[Rows from a dataset of charts and code]

────────

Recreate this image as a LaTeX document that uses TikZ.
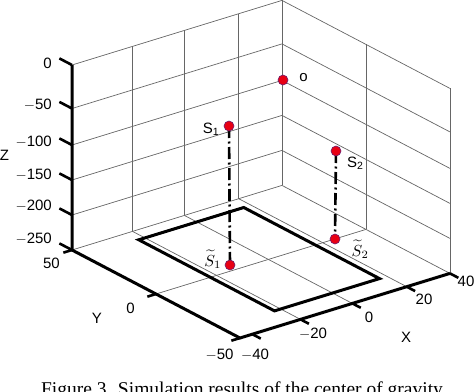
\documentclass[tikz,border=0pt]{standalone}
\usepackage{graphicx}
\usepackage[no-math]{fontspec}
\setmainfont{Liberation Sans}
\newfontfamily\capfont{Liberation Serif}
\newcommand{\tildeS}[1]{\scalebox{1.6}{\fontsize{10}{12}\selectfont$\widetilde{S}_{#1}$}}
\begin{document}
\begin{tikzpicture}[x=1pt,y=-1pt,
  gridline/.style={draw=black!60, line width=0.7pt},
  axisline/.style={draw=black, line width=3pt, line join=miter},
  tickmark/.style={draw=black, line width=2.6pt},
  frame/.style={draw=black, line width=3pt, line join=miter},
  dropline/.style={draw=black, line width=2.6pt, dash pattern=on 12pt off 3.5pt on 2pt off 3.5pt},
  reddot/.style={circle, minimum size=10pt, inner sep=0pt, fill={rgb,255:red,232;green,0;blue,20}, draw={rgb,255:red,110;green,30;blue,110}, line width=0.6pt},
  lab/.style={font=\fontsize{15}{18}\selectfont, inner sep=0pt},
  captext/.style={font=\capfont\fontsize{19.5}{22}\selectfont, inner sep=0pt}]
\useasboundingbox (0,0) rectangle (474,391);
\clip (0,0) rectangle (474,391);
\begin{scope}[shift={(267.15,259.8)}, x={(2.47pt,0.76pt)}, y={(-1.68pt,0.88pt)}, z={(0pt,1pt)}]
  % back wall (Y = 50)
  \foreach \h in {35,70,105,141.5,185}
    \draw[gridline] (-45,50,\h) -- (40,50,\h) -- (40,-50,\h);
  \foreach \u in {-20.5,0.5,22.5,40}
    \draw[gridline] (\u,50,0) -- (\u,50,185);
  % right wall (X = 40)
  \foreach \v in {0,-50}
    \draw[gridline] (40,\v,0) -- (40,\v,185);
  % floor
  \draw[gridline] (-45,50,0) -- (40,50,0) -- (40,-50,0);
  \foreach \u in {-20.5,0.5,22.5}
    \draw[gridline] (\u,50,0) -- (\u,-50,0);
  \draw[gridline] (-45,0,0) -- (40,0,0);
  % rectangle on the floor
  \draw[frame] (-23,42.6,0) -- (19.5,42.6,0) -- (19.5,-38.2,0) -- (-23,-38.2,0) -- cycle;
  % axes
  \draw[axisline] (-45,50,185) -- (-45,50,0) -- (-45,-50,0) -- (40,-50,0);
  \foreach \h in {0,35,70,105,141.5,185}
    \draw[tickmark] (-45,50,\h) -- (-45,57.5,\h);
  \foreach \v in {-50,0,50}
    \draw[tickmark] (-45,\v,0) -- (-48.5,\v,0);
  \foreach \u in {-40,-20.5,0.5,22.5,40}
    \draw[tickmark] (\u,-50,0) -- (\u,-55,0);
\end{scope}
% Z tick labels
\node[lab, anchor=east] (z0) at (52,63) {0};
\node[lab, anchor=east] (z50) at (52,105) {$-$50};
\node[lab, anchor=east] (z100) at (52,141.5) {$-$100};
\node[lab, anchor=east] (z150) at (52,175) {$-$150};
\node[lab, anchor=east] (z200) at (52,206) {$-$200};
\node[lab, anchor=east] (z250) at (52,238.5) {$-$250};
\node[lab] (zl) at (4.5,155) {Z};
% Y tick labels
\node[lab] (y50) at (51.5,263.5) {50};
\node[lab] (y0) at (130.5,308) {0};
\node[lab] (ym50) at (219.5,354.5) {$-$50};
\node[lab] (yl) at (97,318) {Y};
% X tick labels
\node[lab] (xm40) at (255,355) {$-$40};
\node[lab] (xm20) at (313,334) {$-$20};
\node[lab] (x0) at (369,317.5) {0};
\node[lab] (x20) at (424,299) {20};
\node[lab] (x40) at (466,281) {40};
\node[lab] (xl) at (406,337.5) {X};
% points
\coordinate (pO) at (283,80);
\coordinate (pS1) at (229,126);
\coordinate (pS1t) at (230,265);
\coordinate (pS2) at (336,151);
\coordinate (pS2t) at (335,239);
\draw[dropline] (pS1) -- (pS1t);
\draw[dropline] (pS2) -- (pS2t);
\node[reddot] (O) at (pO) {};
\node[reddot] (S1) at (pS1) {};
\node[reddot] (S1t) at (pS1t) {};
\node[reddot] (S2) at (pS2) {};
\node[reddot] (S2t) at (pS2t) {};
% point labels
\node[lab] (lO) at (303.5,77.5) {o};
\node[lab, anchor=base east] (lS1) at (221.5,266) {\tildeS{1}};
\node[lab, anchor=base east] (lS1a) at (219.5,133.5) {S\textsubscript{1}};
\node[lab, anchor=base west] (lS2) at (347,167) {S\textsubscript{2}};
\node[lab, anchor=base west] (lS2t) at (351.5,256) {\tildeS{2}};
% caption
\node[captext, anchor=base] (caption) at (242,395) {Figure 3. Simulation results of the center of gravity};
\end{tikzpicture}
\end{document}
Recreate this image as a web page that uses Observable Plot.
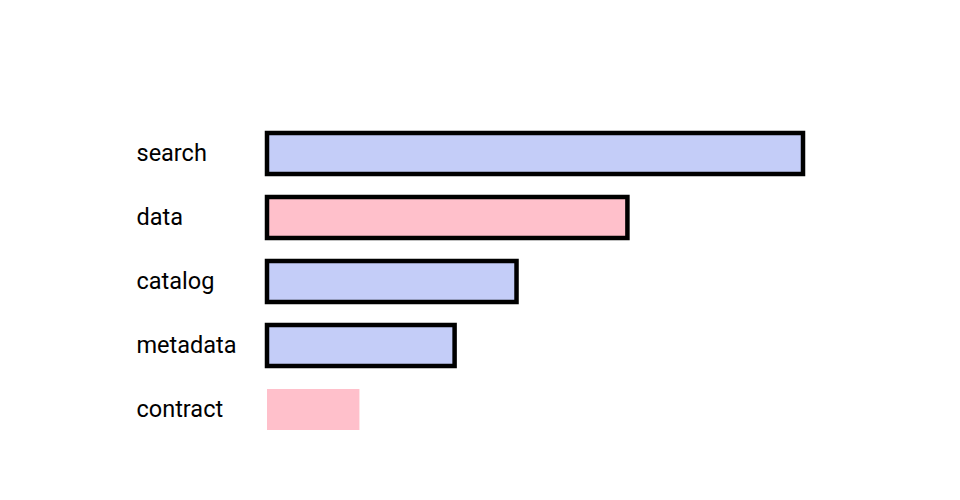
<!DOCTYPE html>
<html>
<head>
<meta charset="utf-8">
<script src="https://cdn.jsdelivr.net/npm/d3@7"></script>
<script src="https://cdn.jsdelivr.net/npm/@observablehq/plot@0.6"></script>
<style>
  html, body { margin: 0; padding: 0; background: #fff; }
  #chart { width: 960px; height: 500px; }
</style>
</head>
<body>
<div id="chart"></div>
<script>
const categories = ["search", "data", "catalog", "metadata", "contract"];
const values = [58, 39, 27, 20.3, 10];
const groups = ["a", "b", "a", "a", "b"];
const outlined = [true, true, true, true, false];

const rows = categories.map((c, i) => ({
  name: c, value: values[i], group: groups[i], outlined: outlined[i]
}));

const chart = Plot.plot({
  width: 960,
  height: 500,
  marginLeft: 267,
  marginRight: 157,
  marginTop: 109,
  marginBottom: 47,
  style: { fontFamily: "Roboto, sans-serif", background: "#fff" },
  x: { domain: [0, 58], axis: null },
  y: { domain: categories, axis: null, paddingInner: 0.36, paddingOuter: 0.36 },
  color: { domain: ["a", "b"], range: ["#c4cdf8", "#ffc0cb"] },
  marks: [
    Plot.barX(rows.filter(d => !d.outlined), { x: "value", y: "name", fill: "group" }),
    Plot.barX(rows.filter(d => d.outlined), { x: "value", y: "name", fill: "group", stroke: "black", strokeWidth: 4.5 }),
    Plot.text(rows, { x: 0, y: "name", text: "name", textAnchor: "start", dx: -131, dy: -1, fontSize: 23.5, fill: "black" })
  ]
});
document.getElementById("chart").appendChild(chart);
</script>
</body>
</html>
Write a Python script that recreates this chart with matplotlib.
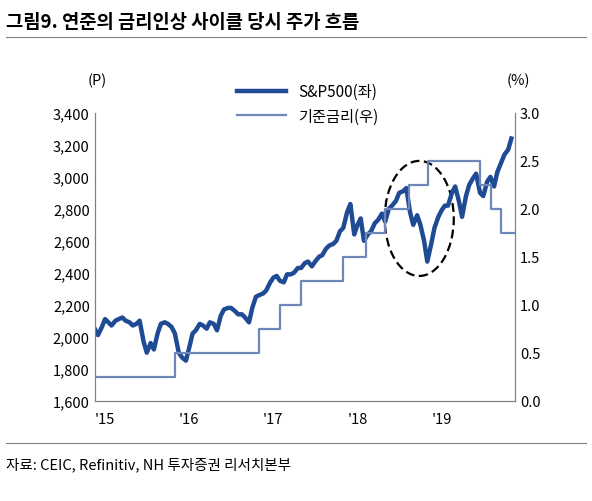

────────

• **GIVEN REQUEST**
Only the number is wanted: how many lines of the material contain the word "image"?

• **RESPONSE BELOW**
2